Look through the data below and output, unchanged, every line from the one holding "Output the Python" through the one holding "import plotly.graph_objects as go", inclusive. Skip the pictures.
━━━━━ Excerpted records
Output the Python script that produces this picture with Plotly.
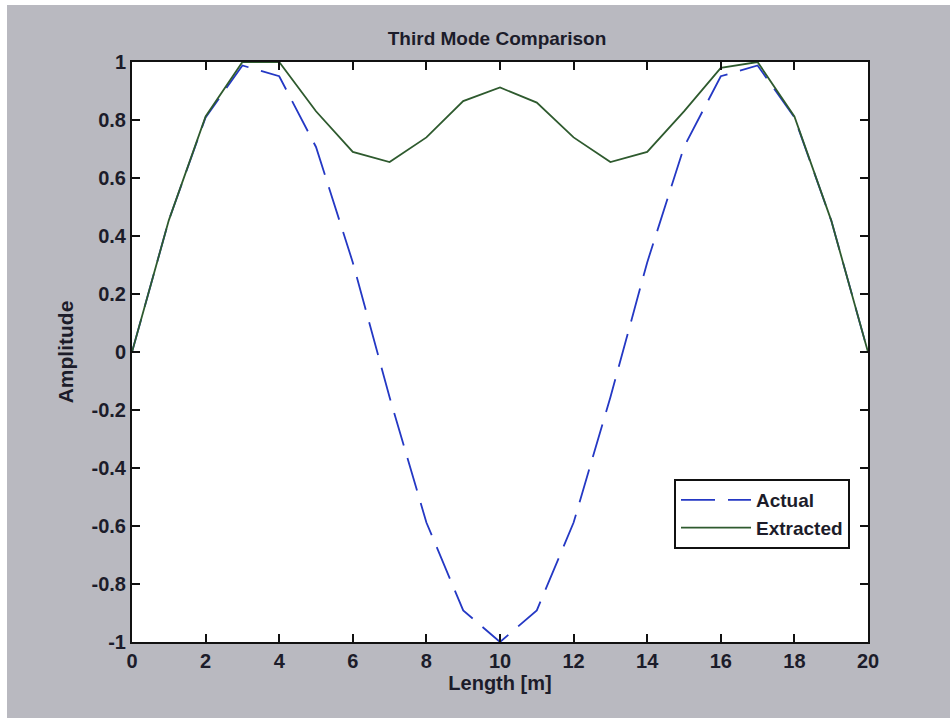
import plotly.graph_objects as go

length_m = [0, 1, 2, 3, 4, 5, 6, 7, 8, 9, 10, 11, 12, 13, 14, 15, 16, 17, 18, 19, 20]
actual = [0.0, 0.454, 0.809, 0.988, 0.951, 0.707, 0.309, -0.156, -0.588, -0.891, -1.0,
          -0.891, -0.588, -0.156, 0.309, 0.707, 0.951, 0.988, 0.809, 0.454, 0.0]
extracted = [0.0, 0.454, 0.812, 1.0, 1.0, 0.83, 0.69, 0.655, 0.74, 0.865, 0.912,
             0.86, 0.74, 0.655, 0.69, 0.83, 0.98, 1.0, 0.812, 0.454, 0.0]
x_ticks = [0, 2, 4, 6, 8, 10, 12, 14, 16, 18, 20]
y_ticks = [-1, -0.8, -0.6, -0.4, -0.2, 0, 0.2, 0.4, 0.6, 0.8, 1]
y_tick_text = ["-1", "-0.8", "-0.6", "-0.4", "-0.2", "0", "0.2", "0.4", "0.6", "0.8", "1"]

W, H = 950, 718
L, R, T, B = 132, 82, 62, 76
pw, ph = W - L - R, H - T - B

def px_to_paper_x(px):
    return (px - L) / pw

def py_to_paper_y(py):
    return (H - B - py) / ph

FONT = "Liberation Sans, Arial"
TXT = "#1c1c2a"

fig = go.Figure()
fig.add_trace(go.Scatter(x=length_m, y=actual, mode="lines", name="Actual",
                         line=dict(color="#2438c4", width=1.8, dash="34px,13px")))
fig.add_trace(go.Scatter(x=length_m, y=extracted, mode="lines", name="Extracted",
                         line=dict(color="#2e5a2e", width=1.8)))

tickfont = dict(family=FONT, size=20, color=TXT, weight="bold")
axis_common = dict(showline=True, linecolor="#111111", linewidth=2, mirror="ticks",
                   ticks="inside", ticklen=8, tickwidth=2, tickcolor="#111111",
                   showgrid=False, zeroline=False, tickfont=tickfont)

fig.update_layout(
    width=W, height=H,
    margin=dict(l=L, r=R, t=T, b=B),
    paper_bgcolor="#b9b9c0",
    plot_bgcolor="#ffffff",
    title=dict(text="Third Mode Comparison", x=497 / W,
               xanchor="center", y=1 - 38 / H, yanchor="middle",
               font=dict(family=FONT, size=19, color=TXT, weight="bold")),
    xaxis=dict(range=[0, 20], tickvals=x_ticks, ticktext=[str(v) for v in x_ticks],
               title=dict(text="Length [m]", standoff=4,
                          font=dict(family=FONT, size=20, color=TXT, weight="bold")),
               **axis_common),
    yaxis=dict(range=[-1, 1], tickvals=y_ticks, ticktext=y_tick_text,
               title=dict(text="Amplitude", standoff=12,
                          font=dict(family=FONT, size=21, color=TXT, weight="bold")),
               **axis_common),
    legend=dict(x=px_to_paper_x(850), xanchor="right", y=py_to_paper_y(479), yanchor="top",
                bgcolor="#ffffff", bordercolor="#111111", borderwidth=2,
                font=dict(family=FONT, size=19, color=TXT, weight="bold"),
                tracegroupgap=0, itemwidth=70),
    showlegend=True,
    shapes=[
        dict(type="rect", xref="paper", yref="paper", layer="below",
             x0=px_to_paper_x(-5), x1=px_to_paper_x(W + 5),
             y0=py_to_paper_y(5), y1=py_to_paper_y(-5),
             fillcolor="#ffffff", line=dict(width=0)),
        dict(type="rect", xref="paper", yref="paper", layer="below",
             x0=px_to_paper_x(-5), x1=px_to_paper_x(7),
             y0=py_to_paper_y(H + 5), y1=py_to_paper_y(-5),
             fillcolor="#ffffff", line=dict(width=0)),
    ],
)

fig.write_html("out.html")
━━━━━━━━━━
━━━━━ Excerpted records
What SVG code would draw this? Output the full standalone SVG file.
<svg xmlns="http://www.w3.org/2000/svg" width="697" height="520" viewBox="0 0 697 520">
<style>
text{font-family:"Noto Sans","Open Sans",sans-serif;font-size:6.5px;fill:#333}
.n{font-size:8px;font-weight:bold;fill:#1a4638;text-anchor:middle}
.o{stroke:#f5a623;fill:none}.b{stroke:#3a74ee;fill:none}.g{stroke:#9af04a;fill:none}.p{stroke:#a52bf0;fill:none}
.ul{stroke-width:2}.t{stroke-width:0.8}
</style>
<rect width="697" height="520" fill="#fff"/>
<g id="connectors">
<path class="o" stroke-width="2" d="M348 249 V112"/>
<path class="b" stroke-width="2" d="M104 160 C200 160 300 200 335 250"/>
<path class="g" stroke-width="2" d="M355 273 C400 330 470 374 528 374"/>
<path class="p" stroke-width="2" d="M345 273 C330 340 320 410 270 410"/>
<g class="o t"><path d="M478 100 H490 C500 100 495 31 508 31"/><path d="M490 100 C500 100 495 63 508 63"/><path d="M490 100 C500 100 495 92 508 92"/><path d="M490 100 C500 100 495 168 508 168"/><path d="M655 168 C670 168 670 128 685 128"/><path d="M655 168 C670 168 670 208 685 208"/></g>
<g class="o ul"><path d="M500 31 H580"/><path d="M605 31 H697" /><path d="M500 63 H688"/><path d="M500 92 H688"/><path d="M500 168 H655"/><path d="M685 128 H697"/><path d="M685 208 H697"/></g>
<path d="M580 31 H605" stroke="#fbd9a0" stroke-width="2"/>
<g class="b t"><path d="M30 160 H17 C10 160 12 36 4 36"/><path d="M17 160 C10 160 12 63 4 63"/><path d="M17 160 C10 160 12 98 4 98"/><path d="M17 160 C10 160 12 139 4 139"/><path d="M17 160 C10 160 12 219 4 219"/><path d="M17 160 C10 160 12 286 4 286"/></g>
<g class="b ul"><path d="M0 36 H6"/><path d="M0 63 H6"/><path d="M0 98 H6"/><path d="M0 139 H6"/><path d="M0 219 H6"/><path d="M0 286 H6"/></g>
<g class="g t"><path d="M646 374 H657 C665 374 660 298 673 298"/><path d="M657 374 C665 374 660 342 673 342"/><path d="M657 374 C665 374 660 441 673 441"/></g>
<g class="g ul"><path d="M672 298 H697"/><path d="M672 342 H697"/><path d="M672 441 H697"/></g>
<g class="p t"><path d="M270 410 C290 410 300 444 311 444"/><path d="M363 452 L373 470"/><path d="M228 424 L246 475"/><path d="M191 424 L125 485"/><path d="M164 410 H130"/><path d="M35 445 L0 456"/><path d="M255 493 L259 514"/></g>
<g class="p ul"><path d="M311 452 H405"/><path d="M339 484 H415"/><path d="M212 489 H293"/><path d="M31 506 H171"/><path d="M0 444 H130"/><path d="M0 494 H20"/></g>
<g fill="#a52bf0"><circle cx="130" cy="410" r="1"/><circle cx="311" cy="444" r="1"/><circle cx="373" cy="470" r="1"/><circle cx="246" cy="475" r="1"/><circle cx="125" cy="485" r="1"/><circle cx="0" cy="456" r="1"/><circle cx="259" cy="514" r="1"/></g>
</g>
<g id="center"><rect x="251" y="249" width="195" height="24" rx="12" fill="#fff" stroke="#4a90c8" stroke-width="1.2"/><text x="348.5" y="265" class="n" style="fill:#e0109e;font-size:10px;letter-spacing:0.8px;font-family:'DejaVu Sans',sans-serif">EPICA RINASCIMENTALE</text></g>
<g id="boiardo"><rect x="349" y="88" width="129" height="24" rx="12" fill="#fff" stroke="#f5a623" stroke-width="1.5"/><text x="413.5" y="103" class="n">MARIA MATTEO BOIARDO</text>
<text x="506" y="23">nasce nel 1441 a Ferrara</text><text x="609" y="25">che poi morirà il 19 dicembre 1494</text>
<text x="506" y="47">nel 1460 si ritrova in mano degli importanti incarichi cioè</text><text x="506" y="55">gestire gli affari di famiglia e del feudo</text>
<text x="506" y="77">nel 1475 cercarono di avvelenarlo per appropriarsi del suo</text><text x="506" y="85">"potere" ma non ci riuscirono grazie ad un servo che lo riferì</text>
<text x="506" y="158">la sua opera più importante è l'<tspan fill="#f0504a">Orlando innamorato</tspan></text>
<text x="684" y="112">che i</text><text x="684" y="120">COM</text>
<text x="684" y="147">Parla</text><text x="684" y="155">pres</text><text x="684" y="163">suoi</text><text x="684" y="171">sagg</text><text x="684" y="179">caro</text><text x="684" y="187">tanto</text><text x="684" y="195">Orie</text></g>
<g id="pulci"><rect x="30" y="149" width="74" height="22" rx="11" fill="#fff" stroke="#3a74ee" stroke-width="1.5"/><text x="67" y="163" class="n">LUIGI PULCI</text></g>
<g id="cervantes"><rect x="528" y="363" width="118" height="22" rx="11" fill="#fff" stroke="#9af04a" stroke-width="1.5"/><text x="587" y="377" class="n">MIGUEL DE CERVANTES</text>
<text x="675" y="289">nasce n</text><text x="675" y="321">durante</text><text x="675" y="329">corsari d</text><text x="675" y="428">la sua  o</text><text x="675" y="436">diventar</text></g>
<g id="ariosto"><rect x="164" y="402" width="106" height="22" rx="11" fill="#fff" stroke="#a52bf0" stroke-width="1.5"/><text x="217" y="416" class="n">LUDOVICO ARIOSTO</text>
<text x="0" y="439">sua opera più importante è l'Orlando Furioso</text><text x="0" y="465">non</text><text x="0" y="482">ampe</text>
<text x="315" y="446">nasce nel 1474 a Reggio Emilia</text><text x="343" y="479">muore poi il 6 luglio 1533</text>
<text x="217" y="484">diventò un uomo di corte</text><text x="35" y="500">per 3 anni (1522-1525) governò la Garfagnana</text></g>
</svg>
━━━━━━━━━━
━━━━━ Excerpted records
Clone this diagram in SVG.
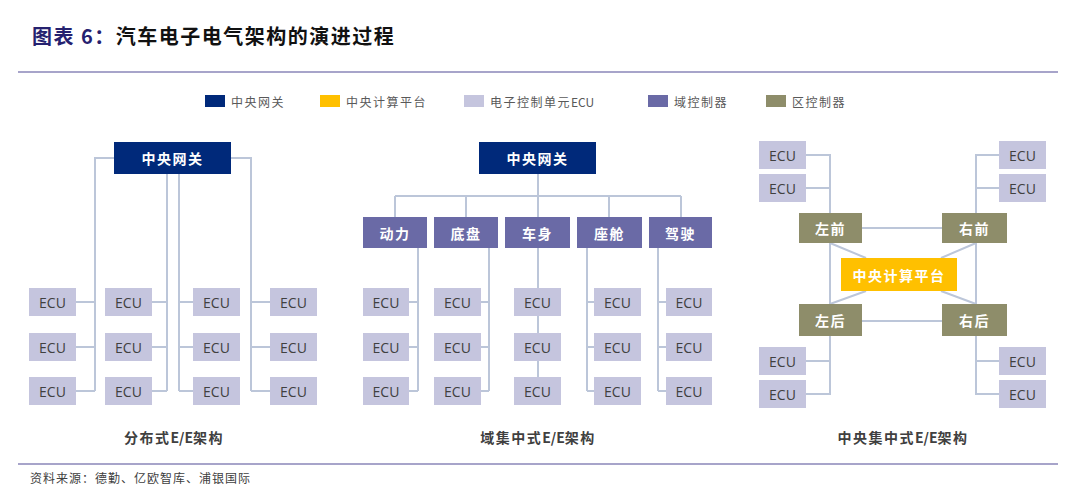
━━━━━━━━━━
> Task solution:
Output the Python script that produces this picture with Plotly.
import plotly.graph_objects as go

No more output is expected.